> _STATED GOAL_
Of all the lines in the data below, how many contain "this"? Report that number alone.
┄┄┄┄┄┄┄┄┄┄
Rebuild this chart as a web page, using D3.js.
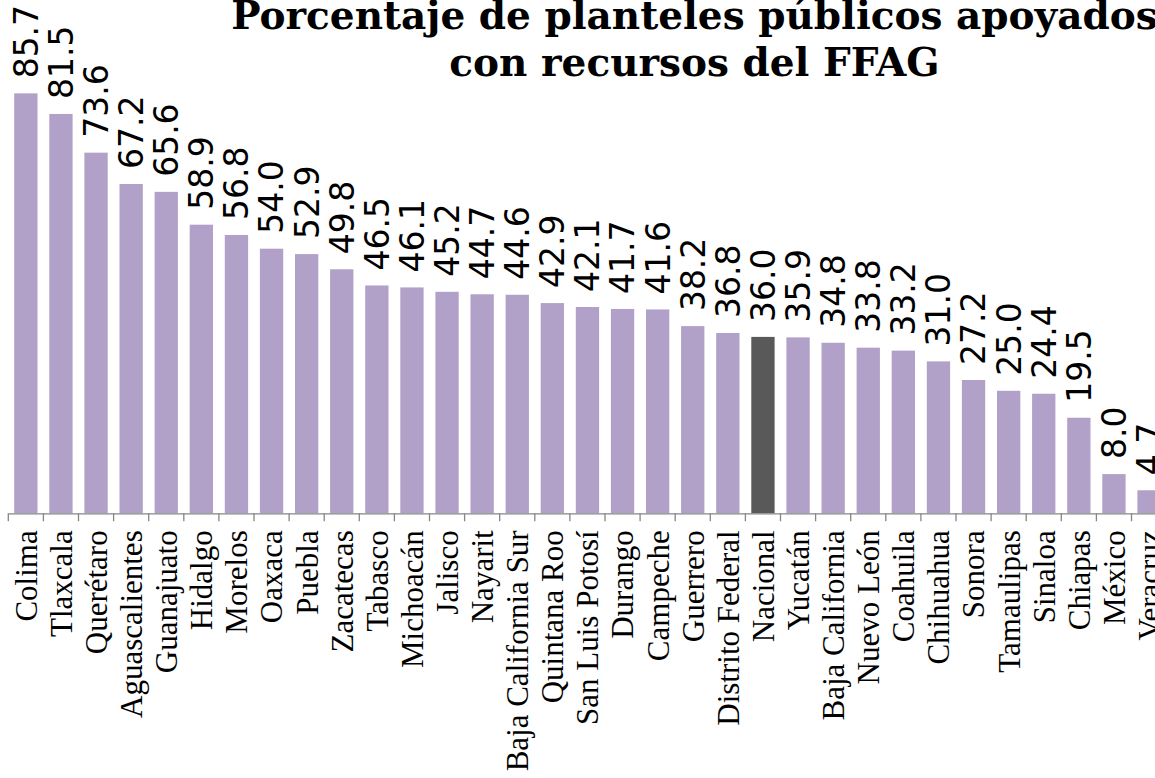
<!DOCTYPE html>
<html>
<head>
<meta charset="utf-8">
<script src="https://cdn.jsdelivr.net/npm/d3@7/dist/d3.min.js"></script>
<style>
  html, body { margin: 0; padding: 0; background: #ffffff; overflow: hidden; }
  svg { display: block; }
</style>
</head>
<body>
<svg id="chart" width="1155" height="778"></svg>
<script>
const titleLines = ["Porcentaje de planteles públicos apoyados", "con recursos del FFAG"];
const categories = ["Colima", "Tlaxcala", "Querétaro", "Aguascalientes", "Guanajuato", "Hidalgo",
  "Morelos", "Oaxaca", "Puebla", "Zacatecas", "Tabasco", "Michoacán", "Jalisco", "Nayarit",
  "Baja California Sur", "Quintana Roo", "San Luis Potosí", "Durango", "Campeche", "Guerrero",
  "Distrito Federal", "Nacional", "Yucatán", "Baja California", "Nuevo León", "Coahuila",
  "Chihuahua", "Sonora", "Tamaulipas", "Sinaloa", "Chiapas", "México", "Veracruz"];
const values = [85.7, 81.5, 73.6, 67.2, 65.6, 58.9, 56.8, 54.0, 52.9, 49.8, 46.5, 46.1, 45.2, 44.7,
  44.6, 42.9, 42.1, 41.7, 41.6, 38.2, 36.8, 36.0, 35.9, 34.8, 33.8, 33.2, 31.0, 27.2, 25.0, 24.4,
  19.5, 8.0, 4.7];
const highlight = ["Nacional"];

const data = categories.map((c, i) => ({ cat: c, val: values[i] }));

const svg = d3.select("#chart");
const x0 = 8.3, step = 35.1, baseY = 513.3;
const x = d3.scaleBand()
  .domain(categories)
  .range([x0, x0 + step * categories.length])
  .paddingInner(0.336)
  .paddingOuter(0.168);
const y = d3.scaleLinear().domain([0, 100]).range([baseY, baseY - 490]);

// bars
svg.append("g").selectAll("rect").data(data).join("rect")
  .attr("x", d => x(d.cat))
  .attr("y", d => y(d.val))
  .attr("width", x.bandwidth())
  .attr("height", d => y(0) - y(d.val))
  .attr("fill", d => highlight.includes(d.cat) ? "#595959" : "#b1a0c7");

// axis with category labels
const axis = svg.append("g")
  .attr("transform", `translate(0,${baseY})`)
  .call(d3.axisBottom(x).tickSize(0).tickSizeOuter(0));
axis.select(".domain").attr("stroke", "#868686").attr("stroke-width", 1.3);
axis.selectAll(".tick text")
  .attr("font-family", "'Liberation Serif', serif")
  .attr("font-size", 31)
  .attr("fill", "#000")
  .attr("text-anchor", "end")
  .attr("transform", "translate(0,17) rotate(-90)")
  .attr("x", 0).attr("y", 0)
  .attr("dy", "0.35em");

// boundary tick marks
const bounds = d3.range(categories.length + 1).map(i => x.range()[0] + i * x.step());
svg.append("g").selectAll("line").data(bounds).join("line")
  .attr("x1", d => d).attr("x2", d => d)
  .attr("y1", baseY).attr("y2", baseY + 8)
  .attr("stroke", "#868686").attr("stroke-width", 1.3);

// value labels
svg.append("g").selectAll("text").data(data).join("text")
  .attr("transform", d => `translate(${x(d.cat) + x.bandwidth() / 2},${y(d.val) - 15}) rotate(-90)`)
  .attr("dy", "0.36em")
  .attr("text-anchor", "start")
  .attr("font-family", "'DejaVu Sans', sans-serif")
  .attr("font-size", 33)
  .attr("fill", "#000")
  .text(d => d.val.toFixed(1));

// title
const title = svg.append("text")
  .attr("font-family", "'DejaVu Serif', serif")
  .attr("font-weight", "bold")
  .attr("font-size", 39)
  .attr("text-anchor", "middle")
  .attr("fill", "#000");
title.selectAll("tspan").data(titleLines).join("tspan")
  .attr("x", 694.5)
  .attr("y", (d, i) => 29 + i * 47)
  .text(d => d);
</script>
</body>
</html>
┄┄┄┄┄┄┄┄┄┄
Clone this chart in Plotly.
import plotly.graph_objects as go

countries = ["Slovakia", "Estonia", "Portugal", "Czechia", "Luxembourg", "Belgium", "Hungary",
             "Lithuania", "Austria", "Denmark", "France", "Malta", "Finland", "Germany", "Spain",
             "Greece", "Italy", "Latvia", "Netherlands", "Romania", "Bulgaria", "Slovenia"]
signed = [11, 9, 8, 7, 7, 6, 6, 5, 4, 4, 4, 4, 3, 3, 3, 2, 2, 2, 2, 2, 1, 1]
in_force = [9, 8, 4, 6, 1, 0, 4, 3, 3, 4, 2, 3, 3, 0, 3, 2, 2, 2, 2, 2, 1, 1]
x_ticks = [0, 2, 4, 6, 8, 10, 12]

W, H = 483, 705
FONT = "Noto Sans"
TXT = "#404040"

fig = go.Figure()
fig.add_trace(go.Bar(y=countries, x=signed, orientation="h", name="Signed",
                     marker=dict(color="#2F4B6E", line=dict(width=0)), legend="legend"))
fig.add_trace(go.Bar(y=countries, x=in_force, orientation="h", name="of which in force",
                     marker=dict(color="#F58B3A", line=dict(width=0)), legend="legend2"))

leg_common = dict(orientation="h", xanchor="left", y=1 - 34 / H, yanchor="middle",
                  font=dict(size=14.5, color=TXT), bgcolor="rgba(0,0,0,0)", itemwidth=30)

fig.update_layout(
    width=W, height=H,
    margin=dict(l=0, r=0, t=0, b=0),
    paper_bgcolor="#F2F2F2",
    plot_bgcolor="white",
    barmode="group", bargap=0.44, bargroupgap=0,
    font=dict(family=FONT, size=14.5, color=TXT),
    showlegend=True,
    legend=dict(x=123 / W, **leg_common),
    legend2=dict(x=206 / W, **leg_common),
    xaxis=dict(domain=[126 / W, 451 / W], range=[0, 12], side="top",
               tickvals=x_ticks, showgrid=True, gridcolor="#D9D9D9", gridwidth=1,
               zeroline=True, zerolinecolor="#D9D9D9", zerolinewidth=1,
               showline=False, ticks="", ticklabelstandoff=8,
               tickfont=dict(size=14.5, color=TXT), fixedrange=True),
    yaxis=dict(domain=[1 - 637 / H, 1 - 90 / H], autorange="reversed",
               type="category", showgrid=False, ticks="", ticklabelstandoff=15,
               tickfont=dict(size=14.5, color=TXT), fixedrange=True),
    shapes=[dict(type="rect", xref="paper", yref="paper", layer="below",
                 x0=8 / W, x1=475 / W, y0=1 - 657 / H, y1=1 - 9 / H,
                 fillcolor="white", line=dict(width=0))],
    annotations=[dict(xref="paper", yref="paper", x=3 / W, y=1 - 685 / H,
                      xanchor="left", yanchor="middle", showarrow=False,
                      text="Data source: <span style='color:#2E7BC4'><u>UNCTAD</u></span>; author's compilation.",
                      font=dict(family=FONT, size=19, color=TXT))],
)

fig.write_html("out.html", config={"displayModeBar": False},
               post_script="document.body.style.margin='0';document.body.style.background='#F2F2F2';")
┄┄┄┄┄┄┄┄┄┄
> _FULL OUTPUT_
2